Feasibility study of gypsum as an electrode binder for building structural batteries: hydration process, electrochemical and mechanical properties

Building structural batteries present broad prospects for future energy storage and zero-energy buildings. However, building structural batteries prepared with cement-based materials currently face technical challenges such as high internal resistance, low energy density, and poor cycle stability. Therefore, through tests such as hydration heat, electrochemical performance, and mechanical properties, this study systematically explores the feasibility and mechanism of using gypsum as an electrode binder to construct building structural batteries. The research results show that gypsum is not electrochemically active and primarily provides mechanical strength in the electrode material. It does not affect the lithium-ion intercalation and deintercalation process in the active material, making it fully feasible as a binder for structural electrodes.

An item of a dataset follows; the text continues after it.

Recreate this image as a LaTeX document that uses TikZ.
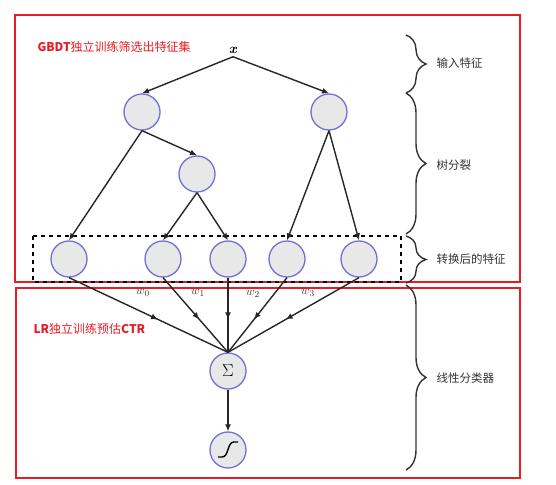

As the gypsum content increases, the internal resistance of the electrode material increases, the specific capacity decreases, but the cycling stability improves, and the compressive strength increases. The active material and conductive agent in the electrode promote early gypsum setting and hardening but hinder the later hydration process. When the mass ratio of gypsum to active material to conductive agent is controlled at 8:1:1, the discharge capacity and compressive strength of the electrode material can reach 90 mAh/g and 11.69 MPa, respectively, which shows promise for developing high-performance gypsum-based building structural batteries.